The District Democrat has been disparaging her hometown football team’s name in concert with the Oneida Nation and other Native American groups that see the name as highly offensive.  

She told CQ Roll Call in December of her high hopes that the case would strip the team of its trademark, following the precedent set by a 1999 case. That year, the board ruled that the name was disparaging and should be changed, but the Redskins were able to overturn the decision in federal court. “I may be the only one who’s not surprised,” Norton said Wednesday, referring to the decision announced that morning. She said her legal career — Norton taught at Georgetown, and was a practicing attorney before being elected to Congress in 1990 — familiarized her with the issues at stake.  

“I have been saying all along that the writing was not only on the wall, but indelibly on the wall,” she continued, pointing to four recent rulings in which the board rejected trademarks for Redskins brand products. This winter, the PTO refused to trademark the name “Redskins Hog Rinds” for a company that sells pork rinds, saying the name used an offensive, derogatory term.  

Norton hopes team owner Dan Snyder, who defends the name on the basis of its long and proud tradition, will accept the ruling, and acquiesce to the national movement  to get rid of the name.
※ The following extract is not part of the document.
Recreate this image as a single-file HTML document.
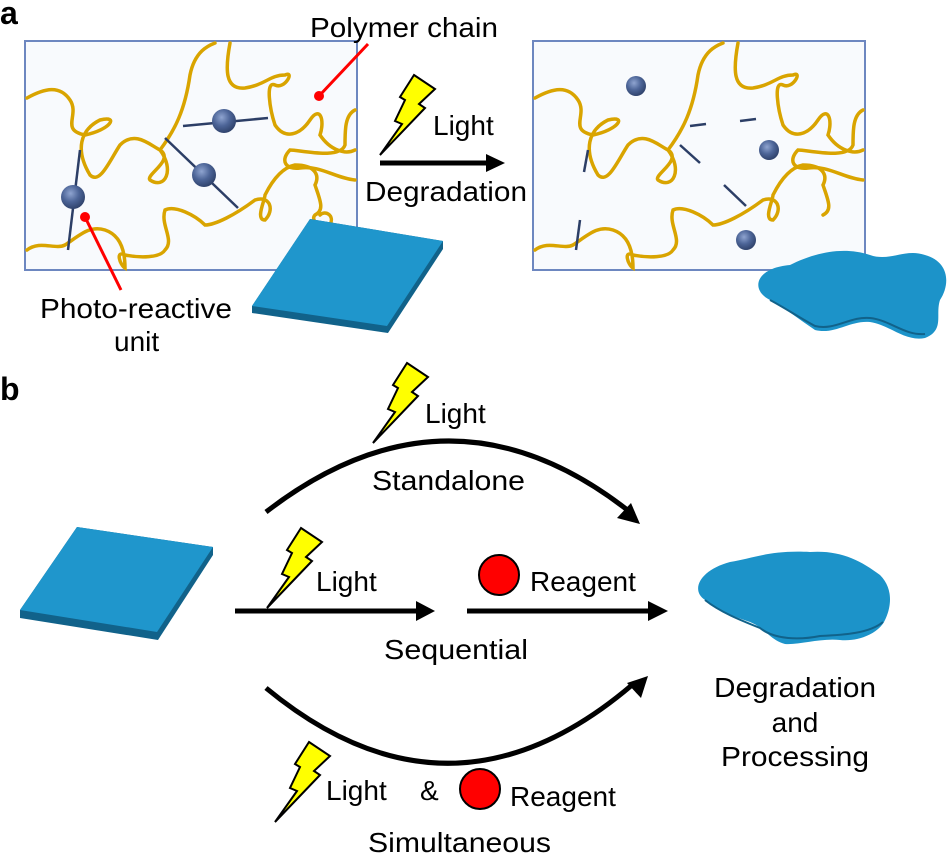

Opponents of the name are hoping that the ruling would cost the Redskins significant sums of money related to its marketing, forcing Snyder to come up with a new moniker.  

The congresswoman, however, thinks Snyder could come out ahead financially by rolling out a new line of merchandise that her constituents and other D.C. football fans would scoop off the shelves.  

“Far from losing money from changing the name, Snyder stands to make a mint,” she said.